Explain This is a question about how chemicals react and how much new stuff they make based on what you start with. The solving step is: First, imagine we have a super special recipe for burning butane! Butane is like our main ingredient. When we burn it (react with oxygen), it makes carbon dioxide and water. The first thing we need to do is balance our recipe. It looks like this: 2 C₄H₁₀ + 13 O₂ → 8 CO₂ + 10 H₂O This tells us that for every 2 "parts" (or chunks) of butane we start with, we'll make 10 "parts" (or chunks) of water. That means we make 5 times more water chunks than butane chunks (because 10 divided by 2 is 5)!

Next, we need to know how much one "chunk" of butane weighs and how much one "chunk" of water weighs. We use a special chart (like a list of atomic weights) to get the weights of Carbon (C), Hydrogen (H), and Oxygen (O).

One "chunk" of butane (C₄H₁₀) weighs about 58.12 grams. (That's 4 Carbon atoms + 10 Hydrogen atoms)
One "chunk" of water (H₂O) weighs about 18.016 grams. (That's 2 Hydrogen atoms + 1 Oxygen atom)

Now, we have 26.7 grams of butane.

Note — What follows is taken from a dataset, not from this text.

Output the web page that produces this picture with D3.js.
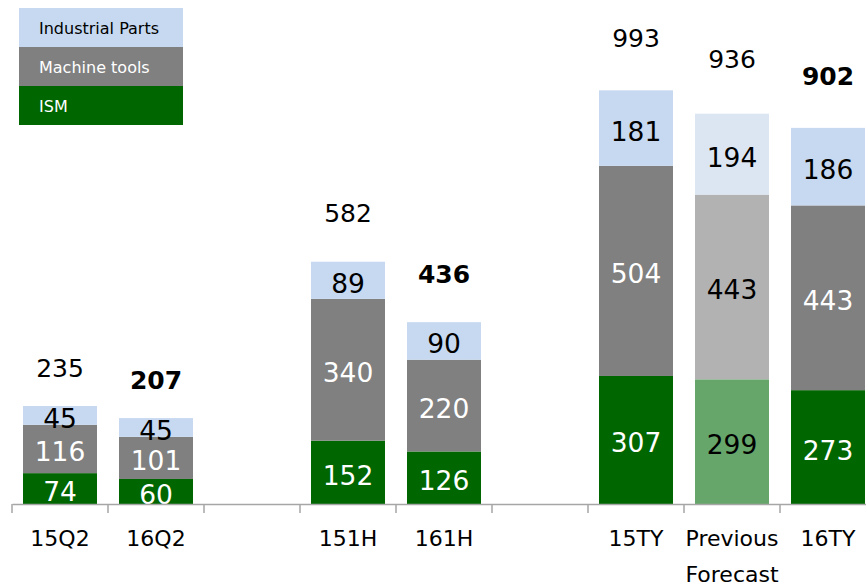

We want to find out how many "chunks" of butane that is! So, we divide the total weight we have by the weight of one chunk: 26.7 grams of butane ÷ 58.12 grams/chunk ≈ 0.4594 "chunks" of butane.

Since our recipe says we make 5 times more water chunks than butane chunks, we multiply our butane chunks by 5: 0.4594 "chunks" of butane × 5 = 2.297 "chunks" of water.

Finally, we know how many "chunks" of water we made, and we know how much one "chunk" of water weighs. So, to find the total weight of water, we multiply: 2.297 "chunks" of water × 18.016 grams/chunk ≈ 41.38 grams of water.

If we round that nicely, it's about 41.4 grams of water!